Question

If $$f(x) = x^{2} + 9$$ and $$g(x) = 24 + 4x$$, what is the value of $$\frac {f(4)}{g(-1)}$$?
A
$$0.75$$
B
$$0.8$$
C
$$1.2$$
D
$$1.25$$
E
$$1.75$$

Answer

**step1** Understanding the problem

The problem asks us to evaluate a ratio of two functions, $$f(x)$$ and $$g(x)$$, at specific input values. We are given $$f(x) = x^{2} + 9$$ and $$g(x) = 24 + 4x$$. We need to find the value of $$\frac {f(4)}{g(-1)}$$. This requires two main steps: first, calculate the value of $$f(4)$$; second, calculate the value of $$g(-1)$$; and finally, divide the first result by the second.

Question1.step2 (Evaluating f(4))

The first function is given as $$f(x) = x^{2} + 9$$.
To find the value of $$f(4)$$, we substitute $$x=4$$ into the expression for $$f(x)$$.
$$f(4) = (4)^{2} + 9$$
First, we calculate $$4^{2}$$. This means multiplying 4 by itself.
$$4^{2} = 4 \times 4 = 16$$
Next, we add 9 to this result.
$$f(4) = 16 + 9$$
$$f(4) = 25$$

Question1.step3 (Evaluating g(-1))

The second function is given as $$g(x) = 24 + 4x$$.
To find the value of $$g(-1)$$, we substitute $$x=-1$$ into the expression for $$g(x)$$.
$$g(-1) = 24 + 4 \times (-1)$$
First, we calculate the product $$4 \times (-1)$$. When multiplying a positive number by a negative number, the result is negative.
$$4 \times (-1) = -4$$
Next, we substitute this product back into the expression for $$g(-1)$$ and perform the addition.
$$g(-1) = 24 + (-4)$$
Adding a negative number is equivalent to subtracting the positive counterpart.
$$g(-1) = 24 - 4$$
$$g(-1) = 20$$

**step4** Calculating the ratio

Now that we have the values for $$f(4)$$ and $$g(-1)$$, we can calculate the ratio $$\frac {f(4)}{g(-1)}$$.
We found $$f(4) = 25$$ and $$g(-1) = 20$$.
So, the ratio is:
$$\frac {f(4)}{g(-1)} = \frac{25}{20}$$
To simplify this fraction, we look for the greatest common divisor of the numerator (25) and the denominator (20). Both 25 and 20 are divisible by 5.
Divide the numerator by 5: $$25 \div 5 = 5$$
Divide the denominator by 5: $$20 \div 5 = 4$$
So, the simplified fraction is $$\frac{5}{4}$$.

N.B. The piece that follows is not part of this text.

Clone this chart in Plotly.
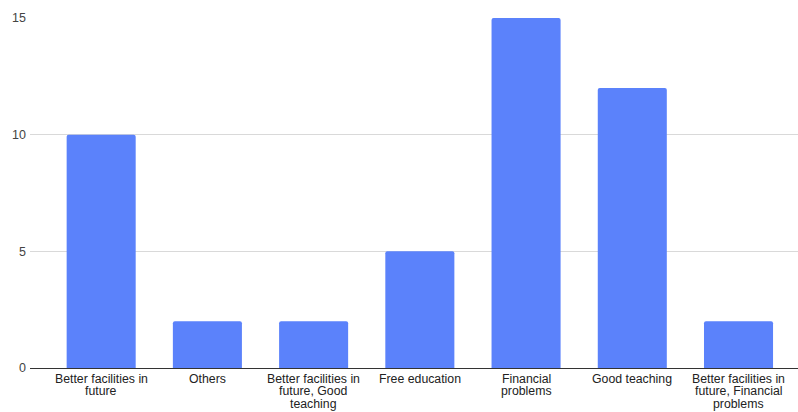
import plotly.graph_objects as go

categories = [
    "Better facilities in<br>future",
    "Others",
    "Better facilities in<br>future, Good<br>teaching",
    "Free education",
    "Financial<br>problems",
    "Good teaching",
    "Better facilities in<br>future, Financial<br>problems",
]
counts = [10, 2, 2, 5, 15, 12, 2]
y_ticks = [0, 5, 10, 15]

LABEL_SIZE = 12.3
LINE_STEP = 12.3  # tight line spacing for the wrapped category labels

fig = go.Figure(
    go.Bar(
        x=list(range(len(categories))),
        y=counts,
        width=0.65,
        marker=dict(color="#5b82fb", line=dict(width=0), cornerradius=2),
        hoverinfo="y",
    )
)

# Category labels drawn line by line under each bar so the wrap stays compact
annotations = []
for i, label in enumerate(categories):
    for j, line in enumerate(label.split("<br>")):
        annotations.append(
            dict(
                x=i,
                xref="x",
                y=0,
                yref="y",
                yanchor="top",
                xanchor="center",
                yshift=-(3 + j * LINE_STEP),
                text=line,
                showarrow=False,
                borderpad=0,
                font=dict(size=LABEL_SIZE, color="#222222"),
            )
        )

fig.update_layout(
    width=798,
    height=412,
    margin=dict(l=30, r=0, t=18, b=44),
    paper_bgcolor="white",
    plot_bgcolor="white",
    showlegend=False,
    font=dict(family="Liberation Sans, Arial, sans-serif", size=12, color="#222222"),
    annotations=annotations,
    xaxis=dict(
        range=[-0.67, 6.56],
        showgrid=False,
        showline=False,
        zeroline=False,
        showticklabels=False,
        ticks="",
    ),
    yaxis=dict(
        range=[0, 15],
        tickmode="array",
        tickvals=y_ticks,
        ticktext=[str(v) for v in y_ticks],
        showgrid=True,
        gridcolor="#d9d9d9",
        gridwidth=1,
        zeroline=True,
        zerolinecolor="#333333",
        zerolinewidth=1,
        showline=False,
        ticks="",
        ticklabelstandoff=3,
        tickfont=dict(size=12.5, color="#444444"),
    ),
)

fig.write_html("out.html")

**step5** Converting to decimal and selecting the answer

To find the decimal value of the fraction $$\frac{5}{4}$$, we perform the division of 5 by 4.
$$5 \div 4 = 1.25$$
Now we compare this result with the given options:
A: 0.75
B: 0.8
C: 1.2
D: 1.25
E: 1.75
The calculated value $$1.25$$ matches option D.